• _Objective_:
Extract exactly the run of lines starting at the line that holds "The picture is" and ending at the line that holds "const y = d3.scaleLinear().domain([0, 0.1]).range([m.top", both included.

• _Provided data_:
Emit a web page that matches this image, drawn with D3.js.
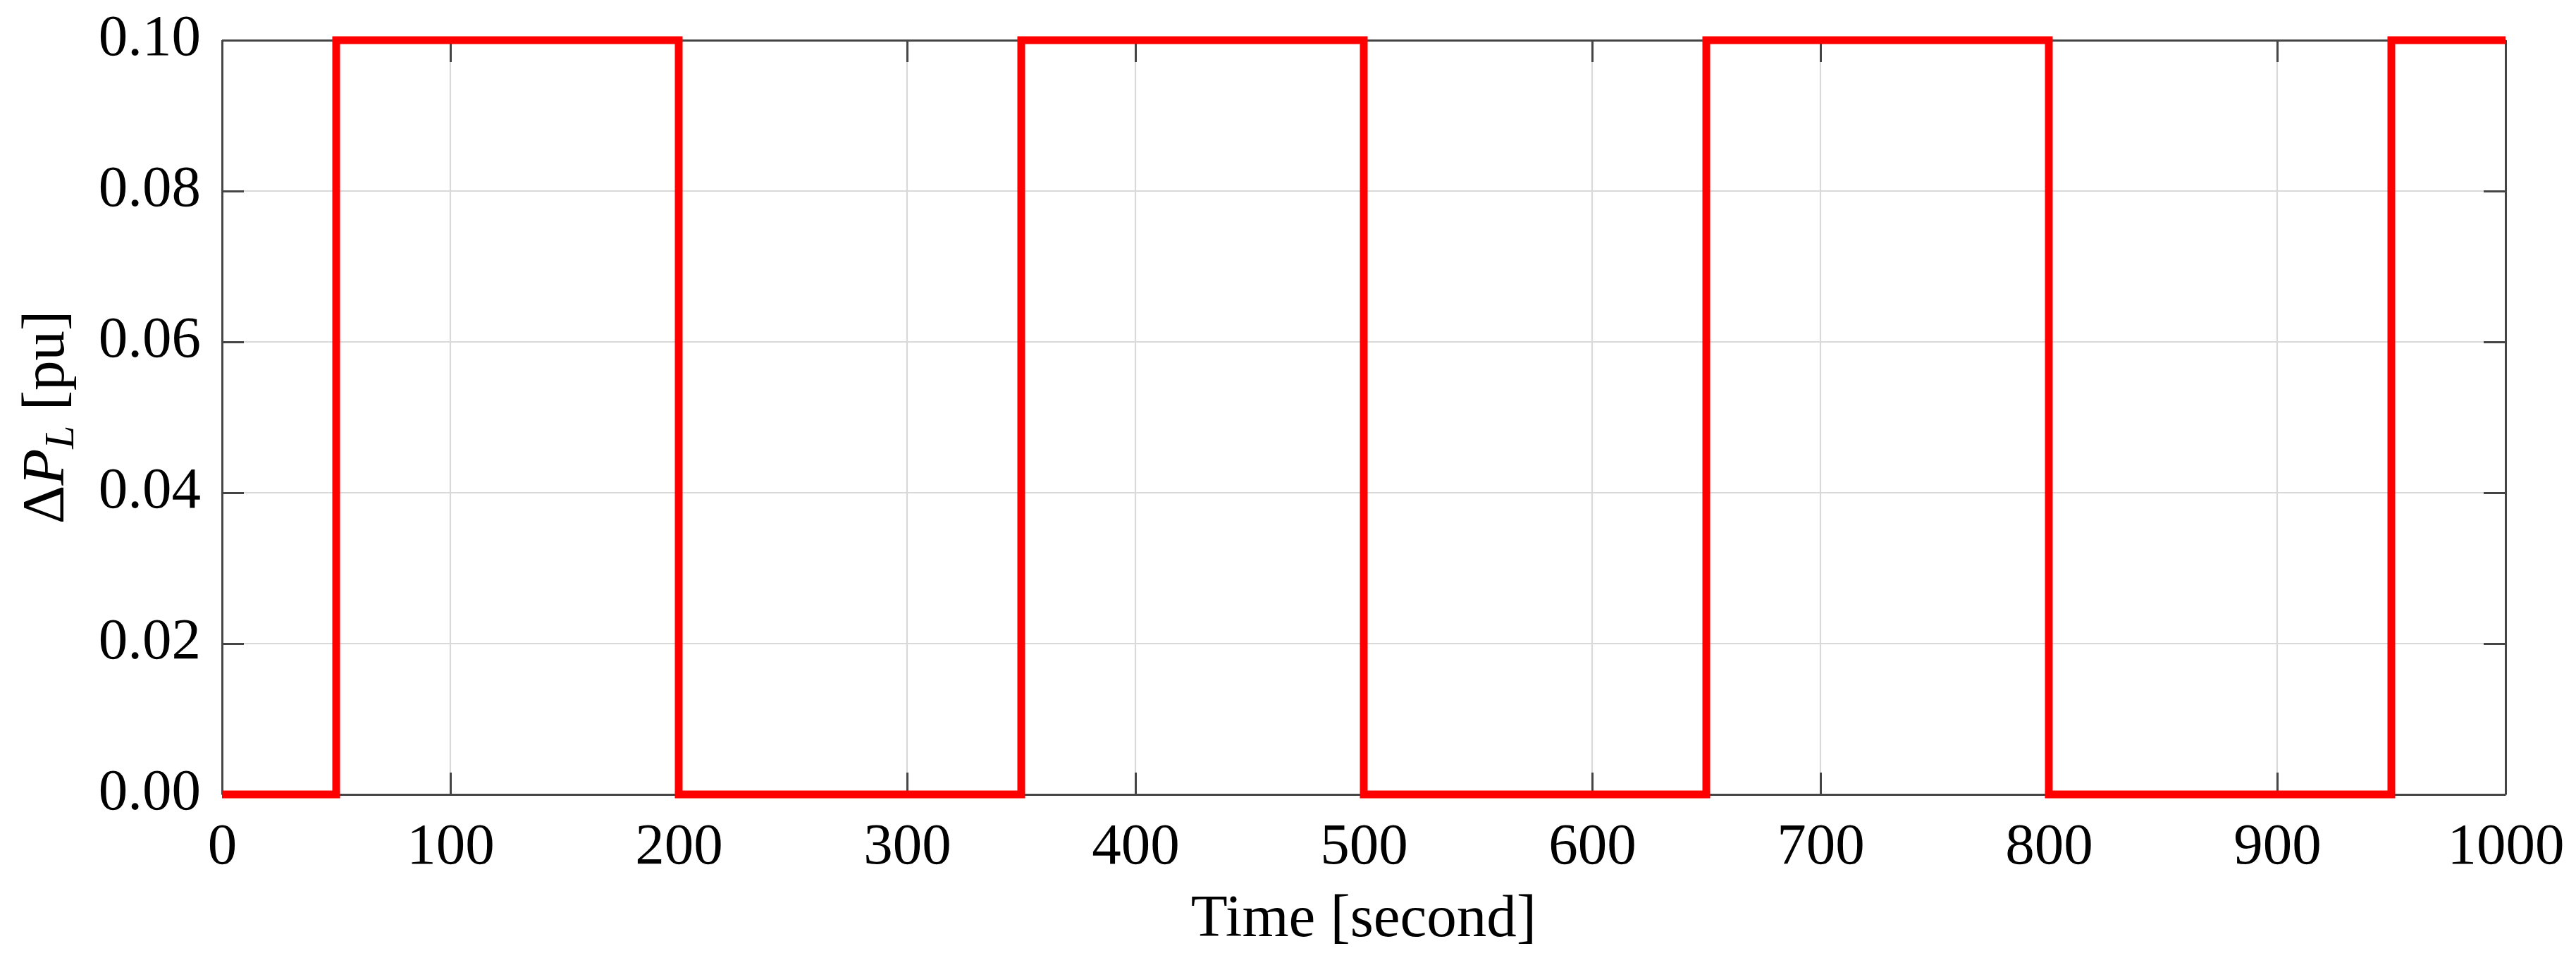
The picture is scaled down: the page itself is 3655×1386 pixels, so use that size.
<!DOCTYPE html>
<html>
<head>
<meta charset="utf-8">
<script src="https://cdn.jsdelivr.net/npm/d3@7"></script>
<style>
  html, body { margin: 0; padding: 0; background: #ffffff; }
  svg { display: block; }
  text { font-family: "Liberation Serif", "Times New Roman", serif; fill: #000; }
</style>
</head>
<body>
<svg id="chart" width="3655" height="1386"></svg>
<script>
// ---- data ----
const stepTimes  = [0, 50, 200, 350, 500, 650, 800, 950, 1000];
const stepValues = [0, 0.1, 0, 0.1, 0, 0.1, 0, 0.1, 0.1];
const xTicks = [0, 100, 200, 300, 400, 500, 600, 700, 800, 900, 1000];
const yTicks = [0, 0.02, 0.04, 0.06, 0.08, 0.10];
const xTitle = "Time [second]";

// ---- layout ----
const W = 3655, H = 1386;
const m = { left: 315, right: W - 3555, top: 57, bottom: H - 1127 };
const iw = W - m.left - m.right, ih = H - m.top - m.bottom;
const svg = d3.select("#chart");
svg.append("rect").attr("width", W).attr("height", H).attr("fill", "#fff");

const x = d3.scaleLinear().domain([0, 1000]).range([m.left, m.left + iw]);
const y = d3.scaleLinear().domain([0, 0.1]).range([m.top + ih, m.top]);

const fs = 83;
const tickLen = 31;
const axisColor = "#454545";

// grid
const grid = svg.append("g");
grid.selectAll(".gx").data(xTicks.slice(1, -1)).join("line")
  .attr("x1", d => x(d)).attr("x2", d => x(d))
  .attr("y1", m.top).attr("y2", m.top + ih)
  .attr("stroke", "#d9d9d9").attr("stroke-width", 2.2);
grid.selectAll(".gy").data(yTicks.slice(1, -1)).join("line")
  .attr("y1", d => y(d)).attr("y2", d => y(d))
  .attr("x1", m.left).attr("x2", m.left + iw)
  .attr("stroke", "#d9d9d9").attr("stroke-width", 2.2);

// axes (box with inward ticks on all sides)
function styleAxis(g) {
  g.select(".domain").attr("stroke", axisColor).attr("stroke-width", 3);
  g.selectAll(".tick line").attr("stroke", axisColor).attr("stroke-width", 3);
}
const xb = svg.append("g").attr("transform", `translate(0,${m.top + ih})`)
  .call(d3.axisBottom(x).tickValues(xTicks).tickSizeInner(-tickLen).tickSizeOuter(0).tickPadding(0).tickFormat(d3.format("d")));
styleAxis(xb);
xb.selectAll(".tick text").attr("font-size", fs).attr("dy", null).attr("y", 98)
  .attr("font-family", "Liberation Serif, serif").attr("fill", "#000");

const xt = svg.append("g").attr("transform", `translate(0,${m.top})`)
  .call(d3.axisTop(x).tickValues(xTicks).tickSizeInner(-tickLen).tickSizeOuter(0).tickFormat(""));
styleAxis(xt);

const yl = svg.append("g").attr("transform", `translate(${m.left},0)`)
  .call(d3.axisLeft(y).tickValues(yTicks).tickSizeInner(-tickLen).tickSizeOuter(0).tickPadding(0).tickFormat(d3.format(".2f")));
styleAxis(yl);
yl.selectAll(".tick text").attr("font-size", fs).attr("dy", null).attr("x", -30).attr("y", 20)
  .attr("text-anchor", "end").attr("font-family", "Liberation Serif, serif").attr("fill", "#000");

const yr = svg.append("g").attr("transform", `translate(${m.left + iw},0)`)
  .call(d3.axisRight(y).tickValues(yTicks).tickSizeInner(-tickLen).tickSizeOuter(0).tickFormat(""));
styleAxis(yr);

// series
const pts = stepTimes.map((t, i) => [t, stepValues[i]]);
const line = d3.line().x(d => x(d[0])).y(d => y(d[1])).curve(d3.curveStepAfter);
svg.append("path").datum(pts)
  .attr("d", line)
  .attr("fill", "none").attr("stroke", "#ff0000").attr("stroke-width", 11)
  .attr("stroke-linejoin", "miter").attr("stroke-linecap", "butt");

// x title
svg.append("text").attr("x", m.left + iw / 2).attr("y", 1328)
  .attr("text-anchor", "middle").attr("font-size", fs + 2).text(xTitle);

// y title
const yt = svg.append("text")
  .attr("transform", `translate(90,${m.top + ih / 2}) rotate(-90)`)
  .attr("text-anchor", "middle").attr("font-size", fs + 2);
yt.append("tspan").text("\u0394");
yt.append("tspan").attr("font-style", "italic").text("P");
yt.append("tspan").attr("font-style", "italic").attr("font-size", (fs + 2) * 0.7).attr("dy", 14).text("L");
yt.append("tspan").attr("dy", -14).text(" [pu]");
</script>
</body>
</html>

* * *

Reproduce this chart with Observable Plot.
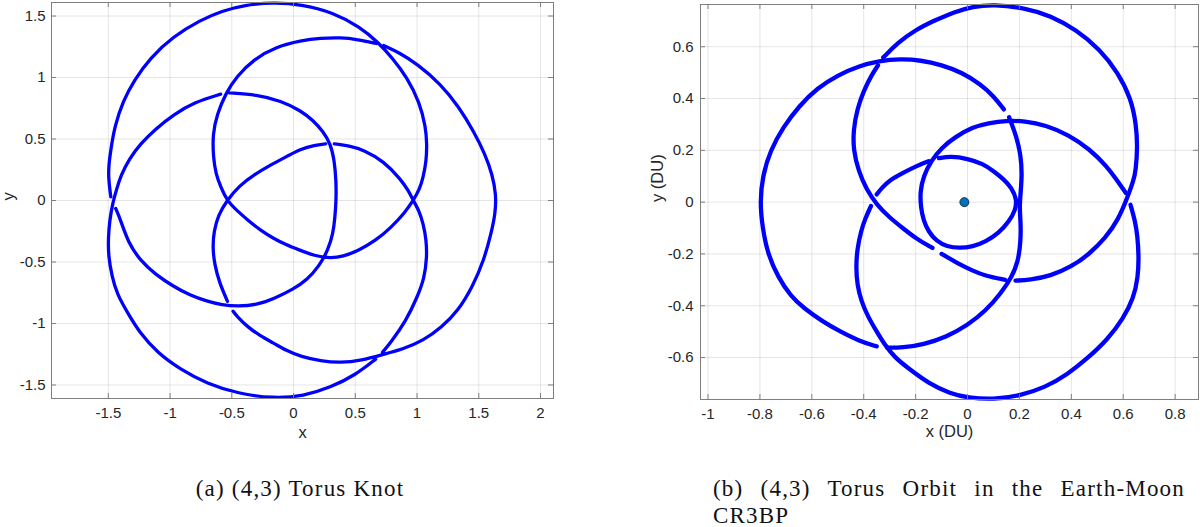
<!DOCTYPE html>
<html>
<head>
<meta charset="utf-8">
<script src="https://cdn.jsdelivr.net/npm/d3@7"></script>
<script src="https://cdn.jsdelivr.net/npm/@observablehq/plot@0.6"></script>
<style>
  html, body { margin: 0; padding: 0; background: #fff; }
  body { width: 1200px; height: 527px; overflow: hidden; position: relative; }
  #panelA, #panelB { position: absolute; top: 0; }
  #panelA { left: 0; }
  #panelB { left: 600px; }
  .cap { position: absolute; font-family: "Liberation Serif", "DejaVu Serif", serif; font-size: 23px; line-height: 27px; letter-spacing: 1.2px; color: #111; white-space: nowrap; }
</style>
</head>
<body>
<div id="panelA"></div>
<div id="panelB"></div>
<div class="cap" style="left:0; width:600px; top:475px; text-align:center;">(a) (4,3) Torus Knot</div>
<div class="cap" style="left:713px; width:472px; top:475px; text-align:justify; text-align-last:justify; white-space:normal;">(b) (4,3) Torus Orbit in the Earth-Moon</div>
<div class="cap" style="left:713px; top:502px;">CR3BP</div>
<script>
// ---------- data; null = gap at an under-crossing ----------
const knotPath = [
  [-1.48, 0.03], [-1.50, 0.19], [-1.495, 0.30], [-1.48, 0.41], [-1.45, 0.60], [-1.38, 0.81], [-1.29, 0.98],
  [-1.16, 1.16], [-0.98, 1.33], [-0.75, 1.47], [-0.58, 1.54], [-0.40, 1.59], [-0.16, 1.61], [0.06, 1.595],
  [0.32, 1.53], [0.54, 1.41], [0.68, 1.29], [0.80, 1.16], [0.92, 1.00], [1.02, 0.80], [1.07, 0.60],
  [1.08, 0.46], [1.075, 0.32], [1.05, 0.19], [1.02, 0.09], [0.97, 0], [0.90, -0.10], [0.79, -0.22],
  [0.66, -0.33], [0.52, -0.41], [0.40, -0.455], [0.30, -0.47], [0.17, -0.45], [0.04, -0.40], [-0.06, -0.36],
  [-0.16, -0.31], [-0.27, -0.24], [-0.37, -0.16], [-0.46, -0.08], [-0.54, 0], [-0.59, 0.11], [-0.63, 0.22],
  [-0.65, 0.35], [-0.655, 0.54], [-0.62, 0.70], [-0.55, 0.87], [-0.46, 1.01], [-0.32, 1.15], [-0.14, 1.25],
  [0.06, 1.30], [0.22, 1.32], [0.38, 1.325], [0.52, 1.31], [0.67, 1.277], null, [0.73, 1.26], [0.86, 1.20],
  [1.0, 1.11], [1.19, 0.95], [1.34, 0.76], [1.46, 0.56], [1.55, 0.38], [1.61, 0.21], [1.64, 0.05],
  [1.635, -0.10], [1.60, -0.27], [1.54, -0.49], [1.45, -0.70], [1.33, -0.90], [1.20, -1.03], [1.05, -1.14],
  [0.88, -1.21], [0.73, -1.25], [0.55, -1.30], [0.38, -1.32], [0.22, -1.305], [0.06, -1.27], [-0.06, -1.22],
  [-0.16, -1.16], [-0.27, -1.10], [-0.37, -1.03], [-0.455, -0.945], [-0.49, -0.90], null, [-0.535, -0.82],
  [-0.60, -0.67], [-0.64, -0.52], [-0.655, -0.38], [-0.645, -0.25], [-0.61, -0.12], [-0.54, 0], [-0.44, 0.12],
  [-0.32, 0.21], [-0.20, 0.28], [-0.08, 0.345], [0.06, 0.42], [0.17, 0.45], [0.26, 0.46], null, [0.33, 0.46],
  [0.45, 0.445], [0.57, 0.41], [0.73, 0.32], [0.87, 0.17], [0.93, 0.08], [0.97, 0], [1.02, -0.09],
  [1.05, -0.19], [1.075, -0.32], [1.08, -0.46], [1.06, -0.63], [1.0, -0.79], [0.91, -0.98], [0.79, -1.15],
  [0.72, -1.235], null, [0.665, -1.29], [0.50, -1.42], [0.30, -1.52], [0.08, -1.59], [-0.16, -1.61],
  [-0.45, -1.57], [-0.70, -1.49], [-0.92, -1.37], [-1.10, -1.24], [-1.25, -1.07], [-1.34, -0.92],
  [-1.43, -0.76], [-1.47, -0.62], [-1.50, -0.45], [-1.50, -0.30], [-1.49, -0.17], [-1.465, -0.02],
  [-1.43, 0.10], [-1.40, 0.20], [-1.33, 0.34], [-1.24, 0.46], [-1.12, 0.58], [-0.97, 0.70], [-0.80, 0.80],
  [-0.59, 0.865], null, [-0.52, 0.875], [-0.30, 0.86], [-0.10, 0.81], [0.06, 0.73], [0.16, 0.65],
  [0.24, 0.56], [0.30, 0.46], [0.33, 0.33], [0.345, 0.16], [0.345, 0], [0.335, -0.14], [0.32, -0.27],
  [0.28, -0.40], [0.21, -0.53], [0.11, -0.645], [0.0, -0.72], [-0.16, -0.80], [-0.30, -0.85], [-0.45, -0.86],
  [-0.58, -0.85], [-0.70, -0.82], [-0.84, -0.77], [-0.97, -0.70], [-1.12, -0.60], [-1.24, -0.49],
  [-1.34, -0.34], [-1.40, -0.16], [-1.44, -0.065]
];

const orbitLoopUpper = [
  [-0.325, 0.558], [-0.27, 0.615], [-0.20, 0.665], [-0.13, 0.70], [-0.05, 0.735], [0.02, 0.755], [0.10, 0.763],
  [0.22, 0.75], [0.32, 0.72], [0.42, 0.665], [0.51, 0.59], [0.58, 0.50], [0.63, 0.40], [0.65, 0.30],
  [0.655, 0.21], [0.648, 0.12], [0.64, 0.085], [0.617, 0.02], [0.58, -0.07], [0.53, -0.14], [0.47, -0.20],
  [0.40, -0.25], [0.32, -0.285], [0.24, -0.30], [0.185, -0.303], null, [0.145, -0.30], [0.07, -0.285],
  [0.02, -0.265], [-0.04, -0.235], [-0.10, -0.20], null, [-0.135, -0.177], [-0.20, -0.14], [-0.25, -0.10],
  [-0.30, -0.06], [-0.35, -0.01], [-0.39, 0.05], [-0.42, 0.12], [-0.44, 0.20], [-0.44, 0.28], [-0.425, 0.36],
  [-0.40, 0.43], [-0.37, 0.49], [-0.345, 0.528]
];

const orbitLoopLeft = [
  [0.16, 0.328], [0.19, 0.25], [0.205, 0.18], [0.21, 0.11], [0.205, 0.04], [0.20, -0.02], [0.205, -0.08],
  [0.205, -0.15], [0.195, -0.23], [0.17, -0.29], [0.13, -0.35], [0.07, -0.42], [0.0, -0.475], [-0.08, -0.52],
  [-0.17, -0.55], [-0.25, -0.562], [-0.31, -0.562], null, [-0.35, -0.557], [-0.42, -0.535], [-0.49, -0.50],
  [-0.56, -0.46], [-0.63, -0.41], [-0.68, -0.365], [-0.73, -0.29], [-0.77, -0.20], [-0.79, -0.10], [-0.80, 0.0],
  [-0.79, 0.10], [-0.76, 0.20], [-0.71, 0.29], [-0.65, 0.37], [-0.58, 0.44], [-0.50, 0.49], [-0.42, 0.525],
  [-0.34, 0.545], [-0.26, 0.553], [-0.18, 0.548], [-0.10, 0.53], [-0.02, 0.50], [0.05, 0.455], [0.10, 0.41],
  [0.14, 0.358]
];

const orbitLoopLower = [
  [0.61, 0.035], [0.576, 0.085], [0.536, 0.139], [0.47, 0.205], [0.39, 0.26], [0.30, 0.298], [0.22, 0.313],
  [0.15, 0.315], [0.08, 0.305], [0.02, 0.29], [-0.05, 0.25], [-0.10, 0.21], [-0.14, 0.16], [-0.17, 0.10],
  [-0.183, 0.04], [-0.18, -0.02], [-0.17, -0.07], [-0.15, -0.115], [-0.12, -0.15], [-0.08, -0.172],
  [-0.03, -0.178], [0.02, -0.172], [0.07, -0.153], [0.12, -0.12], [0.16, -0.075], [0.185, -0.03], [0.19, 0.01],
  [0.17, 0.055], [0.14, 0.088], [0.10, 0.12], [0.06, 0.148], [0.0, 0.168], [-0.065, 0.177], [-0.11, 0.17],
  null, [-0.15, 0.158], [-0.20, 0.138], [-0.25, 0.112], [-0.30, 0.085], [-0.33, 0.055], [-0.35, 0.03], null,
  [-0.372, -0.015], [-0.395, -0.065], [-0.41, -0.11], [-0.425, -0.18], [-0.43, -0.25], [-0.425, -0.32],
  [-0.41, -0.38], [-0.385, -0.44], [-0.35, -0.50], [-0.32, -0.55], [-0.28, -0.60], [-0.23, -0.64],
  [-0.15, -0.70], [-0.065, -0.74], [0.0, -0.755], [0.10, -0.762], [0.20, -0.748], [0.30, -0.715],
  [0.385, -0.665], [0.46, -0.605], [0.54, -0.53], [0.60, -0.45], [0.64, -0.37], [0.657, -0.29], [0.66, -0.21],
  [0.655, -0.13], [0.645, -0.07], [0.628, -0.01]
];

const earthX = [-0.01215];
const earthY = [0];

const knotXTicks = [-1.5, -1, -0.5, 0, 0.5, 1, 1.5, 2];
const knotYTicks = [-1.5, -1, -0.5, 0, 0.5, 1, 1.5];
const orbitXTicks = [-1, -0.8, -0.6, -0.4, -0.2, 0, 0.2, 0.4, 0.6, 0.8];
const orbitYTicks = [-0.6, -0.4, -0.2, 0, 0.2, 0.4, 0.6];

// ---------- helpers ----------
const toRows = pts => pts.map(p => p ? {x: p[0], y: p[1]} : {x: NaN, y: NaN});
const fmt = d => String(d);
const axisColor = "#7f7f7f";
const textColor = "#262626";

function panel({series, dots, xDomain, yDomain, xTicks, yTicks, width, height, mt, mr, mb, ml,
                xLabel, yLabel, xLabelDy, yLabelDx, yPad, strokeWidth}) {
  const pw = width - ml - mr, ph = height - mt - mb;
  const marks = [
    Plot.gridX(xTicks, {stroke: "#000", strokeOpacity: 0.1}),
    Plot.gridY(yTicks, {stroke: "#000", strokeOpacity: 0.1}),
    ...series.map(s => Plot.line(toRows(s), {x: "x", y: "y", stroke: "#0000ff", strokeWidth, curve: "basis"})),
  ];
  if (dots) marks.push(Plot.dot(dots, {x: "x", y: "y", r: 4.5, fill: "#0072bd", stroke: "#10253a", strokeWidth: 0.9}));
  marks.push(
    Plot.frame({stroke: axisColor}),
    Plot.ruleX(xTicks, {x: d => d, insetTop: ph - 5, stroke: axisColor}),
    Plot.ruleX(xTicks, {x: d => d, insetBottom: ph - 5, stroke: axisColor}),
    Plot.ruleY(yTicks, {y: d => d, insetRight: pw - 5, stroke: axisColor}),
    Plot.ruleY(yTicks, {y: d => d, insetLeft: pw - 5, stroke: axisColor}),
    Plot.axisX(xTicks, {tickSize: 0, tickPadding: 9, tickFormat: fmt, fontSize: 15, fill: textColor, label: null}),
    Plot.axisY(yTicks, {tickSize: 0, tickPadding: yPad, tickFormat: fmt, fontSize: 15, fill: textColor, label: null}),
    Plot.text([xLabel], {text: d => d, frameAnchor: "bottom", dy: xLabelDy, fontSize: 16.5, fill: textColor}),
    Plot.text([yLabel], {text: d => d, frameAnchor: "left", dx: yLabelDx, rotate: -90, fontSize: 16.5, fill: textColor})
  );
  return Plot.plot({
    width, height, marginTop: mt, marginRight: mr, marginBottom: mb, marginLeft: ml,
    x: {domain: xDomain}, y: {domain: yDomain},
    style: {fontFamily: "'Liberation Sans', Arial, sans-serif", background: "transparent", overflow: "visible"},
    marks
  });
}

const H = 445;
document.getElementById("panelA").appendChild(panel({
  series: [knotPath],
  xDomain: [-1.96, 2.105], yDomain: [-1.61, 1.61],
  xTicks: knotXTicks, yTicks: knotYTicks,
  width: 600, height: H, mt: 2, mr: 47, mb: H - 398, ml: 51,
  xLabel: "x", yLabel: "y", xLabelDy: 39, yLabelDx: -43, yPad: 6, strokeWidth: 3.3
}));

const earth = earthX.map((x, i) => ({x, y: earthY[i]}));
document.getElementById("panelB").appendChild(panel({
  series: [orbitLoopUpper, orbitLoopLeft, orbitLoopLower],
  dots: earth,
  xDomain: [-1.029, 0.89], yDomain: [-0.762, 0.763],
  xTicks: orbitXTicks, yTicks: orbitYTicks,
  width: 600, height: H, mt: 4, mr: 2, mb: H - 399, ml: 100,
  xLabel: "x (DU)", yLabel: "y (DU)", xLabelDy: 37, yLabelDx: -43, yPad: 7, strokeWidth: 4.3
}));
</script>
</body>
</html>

• _Answer to the exercise_:
The picture is scaled down: the page itself is 3655×1386 pixels, so use that size.
<!DOCTYPE html>
<html>
<head>
<meta charset="utf-8">
<script src="https://cdn.jsdelivr.net/npm/d3@7"></script>
<style>
  html, body { margin: 0; padding: 0; background: #ffffff; }
  svg { display: block; }
  text { font-family: "Liberation Serif", "Times New Roman", serif; fill: #000; }
</style>
</head>
<body>
<svg id="chart" width="3655" height="1386"></svg>
<script>
// ---- data ----
const stepTimes  = [0, 50, 200, 350, 500, 650, 800, 950, 1000];
const stepValues = [0, 0.1, 0, 0.1, 0, 0.1, 0, 0.1, 0.1];
const xTicks = [0, 100, 200, 300, 400, 500, 600, 700, 800, 900, 1000];
const yTicks = [0, 0.02, 0.04, 0.06, 0.08, 0.10];
const xTitle = "Time [second]";

// ---- layout ----
const W = 3655, H = 1386;
const m = { left: 315, right: W - 3555, top: 57, bottom: H - 1127 };
const iw = W - m.left - m.right, ih = H - m.top - m.bottom;
const svg = d3.select("#chart");
svg.append("rect").attr("width", W).attr("height", H).attr("fill", "#fff");

const x = d3.scaleLinear().domain([0, 1000]).range([m.left, m.left + iw]);
const y = d3.scaleLinear().domain([0, 0.1]).range([m.top + ih, m.top]);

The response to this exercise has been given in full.